We now consider two main cases based on the value of the coefficient $$c$$.

Case 1: When $$c \neq 0$$. In this scenario, the transformation has a finite pole at $$-d/c$$, meaning $$T(-d/c)$$ is undefined. Also, $$T(\infty) = a/c$$ (which is a finite value, not infinity), so the point at infinity is not a fixed point. Thus, all fixed points must be finite. The equation $$cz^2 + (d-a)z - b = 0$$ is a quadratic equation whose solutions are the finite fixed points. The number of *distinct* solutions depends on the discriminant $$\Delta$$ of this quadratic equation.

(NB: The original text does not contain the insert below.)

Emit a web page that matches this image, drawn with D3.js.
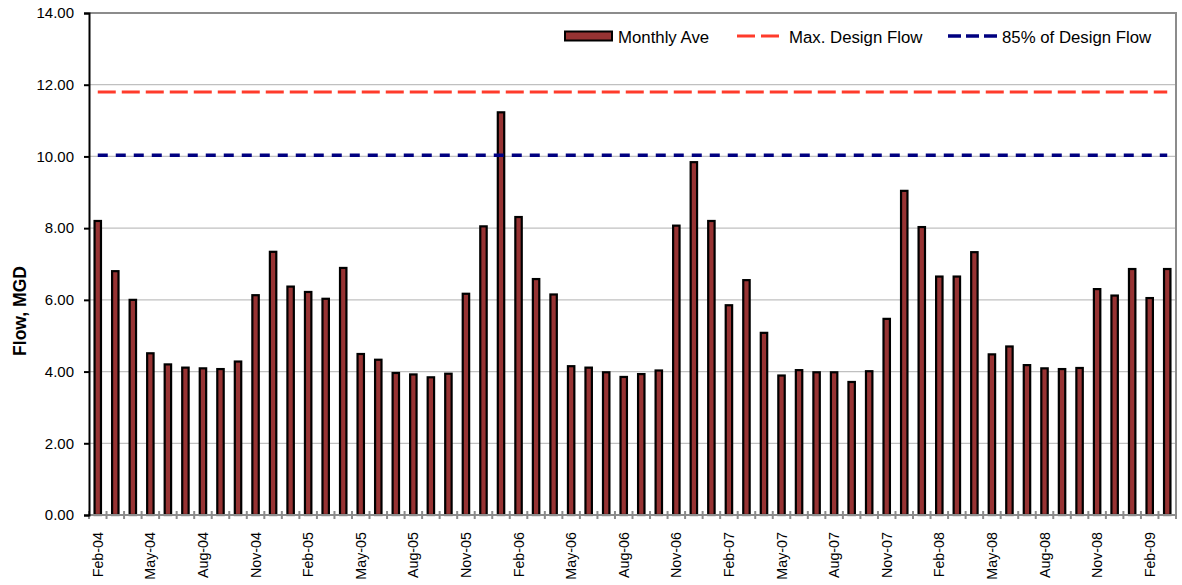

The discriminant is calculated as:

$$\Delta = (d-a)^2 - 4c(-b) = (d-a)^2 + 4bc$$

Subcase 1.1: Two Distinct Fixed Points

If the discriminant $$\Delta$$ is not equal to zero, the quadratic equation has two distinct finite solutions. Each solution is a unique fixed point for the transformation. Therefore, the transformation has two distinct fixed points.

$$Conditions: c \neq 0 \quad \text{and} \quad (d-a)^2 + 4bc \neq 0$$

Subcase 1.2: Exactly One Fixed Point

If the discriminant $$\Delta$$ is equal to zero, the quadratic equation has exactly one distinct finite solution (this is a repeated root, meaning the two solutions are identical). Therefore, the transformation has exactly one unique fixed point.

$$Conditions: c \neq 0 \quad \text{and} \quad (d-a)^2 + 4bc = 0$$

**step4 Analyze the Case When c is Zero**

Case 2: When $$c = 0$$. If $$c=0$$, the bilinear transformation $$T(z) = \frac{az+b}{cz+d}$$ simplifies to $$T(z) = \frac{az+b}{d}$$. Recall that for a bilinear transformation, the condition $$ad-bc \neq 0$$ must hold. If $$c=0$$, then $$ad \neq 0$$, which implies that $$a \neq 0$$ and $$d \neq 0$$.

In this case, the point at infinity is a fixed point, as $$T(\infty) = \infty$$ (because for a linear transformation $$(az+b)/d$$, if $$z$$ becomes very large, $$T(z)$$ also becomes very large). We now look for finite fixed points using the simplified equation $$(d-a)z - b = 0$$.

Subcase 2.1: Two Distinct Fixed Points (One Finite, One at Infinity)

If $$d-a \neq 0$$, the linear equation has a unique finite solution for $$z$$:

$$z = \frac{b}{d-a}$$

This gives one finite fixed point. Combined with the fixed point at infinity, there are a total of two distinct fixed points.

$$Conditions: c = 0 \quad \text{and} \quad d-a \neq 0$$

Subcase 2.2: Infinitely Many Fixed Points

If $$d-a = 0$$ (meaning $$d=a$$) AND $$b = 0$$, the equation becomes $$0 \cdot z - 0 = 0$$, which simplifies to $$0 = 0$$. This equation is true for any finite value of $$z$$. Therefore, all finite points are fixed points. Since the point at infinity is also a fixed point (as shown above when $$c=0$$), this means the transformation is the identity transformation $$T(z)=z$$. In this specific case, the transformation has infinitely many fixed points.

$$Conditions: c = 0, \quad d-a = 0 \quad (\text{i.e., } d=a), \quad \text{and} \quad b = 0$$

**step5 Conclusion**

By analyzing all possible scenarios for the coefficients $$a, b, c, d$$ within the extended complex plane, we have established the conditions for a bilinear transformation to have either 1, 2, or infinitely many fixed points.